Slobodan Šnajder (pronounced [slɔ̝bɔ̝̌dan ʃnǎjdɛ̝r]; born July 8, 1948) is a Croatian writer and publicist.

Šnajder was born in 1948 in Zagreb, where he graduated in philosophy and English studies from the Faculty of Philosophy. He was co-founder and editor of the theatre journal Prolog as well as the editor of the editions published by Cekade. His short stories, essays and plays were published since 1966. From January to June 1993, he was a columnist in daily newspaper Glas Slavonije, Osijek, (Reader for the Melancholics), and, since January 1994 till 2013, in a daily newspaper Novi list, Rijeka, (Dangerous Connections). He is a member of the Advisory Board of the left-wing magazine Novi Plamen. His columns and his plays have supporters and opposers. Although Šnajder has been writing prose since ever, his first full-length novel Morendo was issued in 2012.

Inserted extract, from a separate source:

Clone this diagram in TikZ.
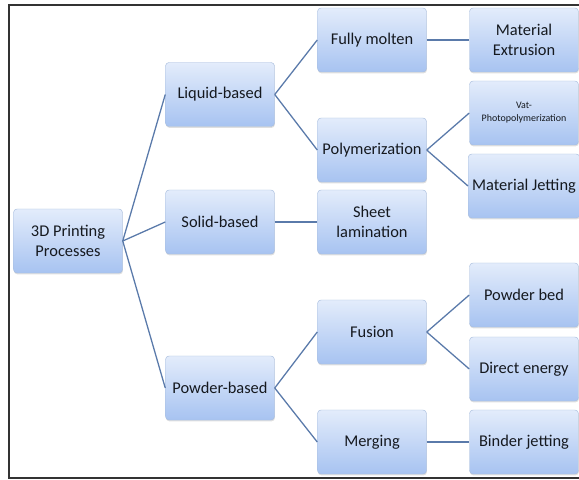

The very first professional production of Šnajder was his early play Minigolf – Drama Theatre Gavella, Zagreb, directed by Dino Radojević.

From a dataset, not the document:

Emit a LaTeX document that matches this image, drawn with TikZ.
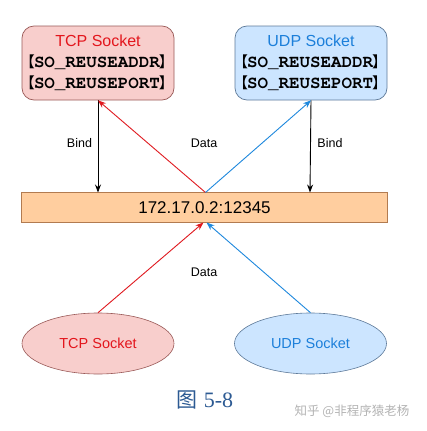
\documentclass[tikz,border=0pt]{standalone}
\usepackage{fontspec}
\setmainfont{Liberation Sans}
\newfontfamily\cjk{Noto Sans CJK SC}
\newfontfamily\monob[Extension=.otf, UprightFont=texgyrecursor-bold, BoldFont=texgyrecursor-bold]{texgyrecursor}
\newfontfamily\serifb{Liberation Serif}
\usetikzlibrary{arrows.meta,shapes.geometric}
\definecolor{tcpfill}{HTML}{F8CECC}
\definecolor{tcpdraw}{HTML}{9A5A58}
\definecolor{udpfill}{HTML}{CCE5FF}
\definecolor{udpdraw}{HTML}{5E7A99}
\definecolor{tcptext}{HTML}{E3161D}
\definecolor{udptext}{HTML}{1C7FDA}
\definecolor{redarr}{HTML}{E0191F}
\definecolor{bluearr}{HTML}{1E88DD}
\definecolor{barfill}{HTML}{FFCE9F}
\definecolor{bardraw}{HTML}{B27B50}
\definecolor{captc}{HTML}{2C5A93}
\definecolor{wmc}{HTML}{B4B4B4}
\tikzset{
  sockbox/.style={draw, rounded corners=12pt, minimum width=152pt, minimum height=74pt, inner sep=0pt, line width=0.7pt},
  sockell/.style={ellipse, draw, minimum width=152pt, minimum height=61pt, inner sep=0pt, line width=0.6pt},
  lbl/.style={font=\fontsize{12.5}{14}\selectfont, text=black},
  arr/.style={-{Stealth[length=8pt,width=6pt]}, line width=0.9pt},
}
\newcommand{\optline}[1]{\hspace*{-6pt}{\cjk\fontsize{15}{17}\selectfont 【}\hspace*{-1pt}{\monob\fontsize{17.5}{19}\selectfont #1}\hspace*{-1pt}{\cjk\fontsize{15}{17}\selectfont 】}\hspace*{-6pt}}
\begin{document}
\begin{tikzpicture}[x=1pt,y=-1pt]
\useasboundingbox (0,0) rectangle (426,431);
\fill[white] (0,0) rectangle (426,431);
% top boxes
\node[sockbox, fill=tcpfill, draw=tcpdraw] (tcpbox) at (98,63) {};
\node[sockbox, fill=udpfill, draw=udpdraw] (udpbox) at (311,63) {};
\node[text=tcptext, font=\fontsize{16}{18}\selectfont] (tcpt) at (98,41) {TCP Socket};
\node (tcpa) at (97,62.5) {\optline{SO\_REUSEADDR}};
\node (tcpb) at (97,83) {\optline{SO\_REUSEPORT}};
\node[text=udptext, font=\fontsize{16}{18}\selectfont] (udpt) at (311,41) {UDP Socket};
\node (udpa) at (310,62.5) {\optline{SO\_REUSEADDR}};
\node (udpb) at (310,83) {\optline{SO\_REUSEPORT}};
% bar
\node[draw=bardraw, fill=barfill, minimum width=366pt, minimum height=30pt, inner sep=0pt, line width=0.7pt] (bar) at (204.5,207.5) {};
\node[font=\fontsize{17}{19}\selectfont] (addr) at (204.5,207.5) {172.17.0.2:12345};
% bottom ellipses
\node[sockell, fill=tcpfill, draw=tcpdraw] (tcpe) at (98,343.5) {};
\node[text=tcptext, font=\fontsize{14.5}{16}\selectfont] (tcpet) at (98,343.5) {TCP Socket};
\node[sockell, fill=udpfill, draw=udpdraw] (udpe) at (310.5,343.5) {};
\node[text=udptext, font=\fontsize{14.5}{16}\selectfont] (udpet) at (310.5,343.5) {UDP Socket};
% coordinates on bar
\coordinate (bl) at (98,192.5);
\coordinate (br) at (310,192.5);
\coordinate (btop) at (205.5,192.5);
\coordinate (bbotl) at (203.5,222.5);
\coordinate (bbotr) at (206.5,222.5);
% bind arrows
\draw[arr, black] (tcpbox.south) -- (bl);
\draw[arr, black] (udpbox.south) -- (br);
% data up arrows
\draw[arr, redarr] (btop) -- (tcpbox.south);
\draw[arr, bluearr] (btop) -- (udpbox.south);
\draw[arr, redarr] (tcpe.north) -- (bbotl);
\draw[arr, bluearr] (udpe.north) -- (bbotr);
% labels
\node[lbl] (bind1) at (79.5,143) {Bind};
\node[lbl] (data1) at (204,143) {Data};
\node[lbl] (bind2) at (330,143) {Bind};
\node[lbl] (data2) at (204,272) {Data};
% caption
\node[text=captc] (cap) at (205,400) {{\cjk\fontsize{21}{24}\selectfont 图}\hspace{6pt}{\serifb\fontsize{22}{24}\selectfont 5-8}};
\node[text=wmc, font=\cjk\fontsize{12.5}{14}\selectfont] (wm) at (352,411) {知乎 @非程序猿老杨};
\end{tikzpicture}
\end{document}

The Croatian National Theatre of Zagreb (HNK) has staged three of his plays, Kamov, smrtopis (Kamov, the Necrography) (1978), Držićev san (Dream of Držić) (1980), both produced by Ljubiša Ristić, and “Nevjesta od vjetra” (Bride of the Wind), staged by Ivica Boban. Kamov, smrtopis was staged in March 2003 by the Zagreb Youths' Theatre (ZKM) in the production of Branko Brezovec.

Dumanske tišine (Silences of a nun) is a play that was staged all over what was Yugoslavia. Another play of him, “Zmijin svlak” (The Snakeskin), about mass-rapings in Bosnian war, was played all over Europe, from Tübingen, Oslo, Warsaw, Kraków, Veroli near Rome (Festival Dionysia), Frankfurt/Main, Dublin, Wien, Kopenhagen, till Belgrade. This happens to be his mostly played text abroad, but not in Croatia.

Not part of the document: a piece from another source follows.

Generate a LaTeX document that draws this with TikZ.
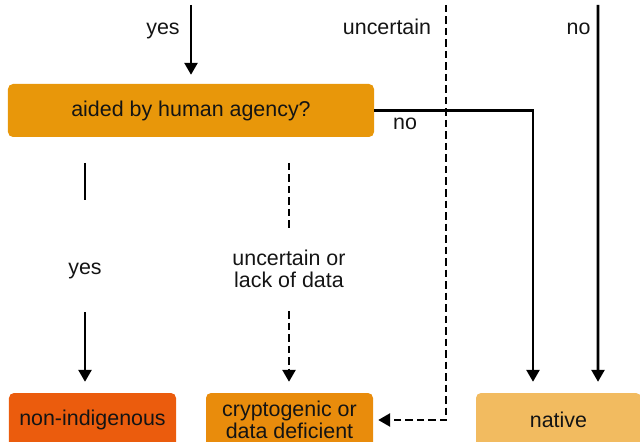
\documentclass[tikz,border=0pt]{standalone}
\usepackage{fontspec}
\setmainfont{Liberation Sans}
\usepackage{xcolor}
\usetikzlibrary{arrows.meta}
\definecolor{askcol}{HTML}{E8970A}
\definecolor{noncol}{HTML}{EB5C0D}
\definecolor{cryptocol}{HTML}{E98C0C}
\definecolor{nativecol}{HTML}{F2BB60}
\definecolor{inkcol}{HTML}{141414}

\begin{document}
\begin{tikzpicture}[x=1bp,y=-1bp,
    font=\fontsize{21.5}{22}\selectfont,
    box/.style={rectangle,rounded corners=5bp,inner sep=0pt,text=inkcol},
    lbl/.style={text=inkcol,inner sep=0pt,anchor=base},
    line/.style={line width=2.6bp,draw=black},
    dashline/.style={line,dash pattern=on 7.5bp off 4bp},
    tip/.style={-{Triangle[width=13bp,length=12bp]}}]
        \useasboundingbox (0,0) rectangle (640,442);
        \clip (0,0) rectangle (640,442);

        % boxes
        \node at (191,110.5) [box,fill=askcol,minimum width=366bp,minimum height=53bp] (ask) {aided by human agency?};
        \node at (92.5,420) [box,fill=noncol,minimum width=167bp,minimum height=54bp] (nonind) {non-indigenous};
        \node at (289.5,420) [box,fill=cryptocol,minimum width=167bp,minimum height=54bp,align=center] (crypto) {cryptogenic or\\data deficient};
        \node at (558.5,420) [box,fill=nativecol,minimum width=165bp,minimum height=54bp] (native) {native};

        % labels
        \node at (163,35) [lbl] (yestop) {yes};
        \node at (387,35) [lbl] (unctop) {uncertain};
        \node at (578.5,35) [lbl] (notop) {no};
        \node at (405,130) [lbl] (noask) {no};
        \node at (85,275) [lbl] (yesleft) {yes};
        \node at (289,269) [text=inkcol,inner sep=0pt,align=center] (uncmid) {uncertain or\\lack of data};

        \coordinate (yesstart) at (191,5);
        \coordinate (uncstart) at (446,5);
        \coordinate (nostart) at (598,5);
        \coordinate (yesA) at (85,163);
        \coordinate (yesB) at (85,200);
        \coordinate (yesC) at (85,312);
        \coordinate (uncA) at (289,163);
        \coordinate (uncB) at (289,228);
        \coordinate (uncC) at (289,311);

        \draw[line,tip,shorten >=9bp] (yesstart) -- (ask);
        \draw[dashline,tip,shorten >=5bp] (uncstart) |- (crypto);
        \draw[line,tip,shorten >=11bp] (ask) -| ([xshift=-25.5bp]native.north);
        \draw[line,tip,shorten >=11bp] (nostart) -- ([xshift=39.5bp]native.north);

        \draw[line] (yesA) -- (yesB);
        \draw[line,tip,shorten >=11bp] (yesC) -- (yesC |- nonind.north);
        \draw[dashline] (uncA) -- (uncB);
        \draw[dashline,tip,shorten >=11bp] (uncC) -- (uncC |- crypto.north);
\end{tikzpicture}
\end{document}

But there is another play that seems to be much more controversial right from the date it was issued till today: Hrvatski Faust (Croatian Faust). There are certain similarities between debates in the context of Ralph Hochhut’s play “Stellvertreter” and this play of Šnajder. The opening night was in Split, 1982, directed by Dino Radojević. Very soon the play was staged in Varaždin (Petar Veček) and Belgrade (Slobodan Unkovski). But all the ideas to make it in Zagreb, where the events described in the play took place in 1942, under regime of ustaša (Croatian “quislings”), were made impossible from the very first moment. Actually, the play takes into consideration the history of the very theatre itself that in the seventies played two Šnajder's plays.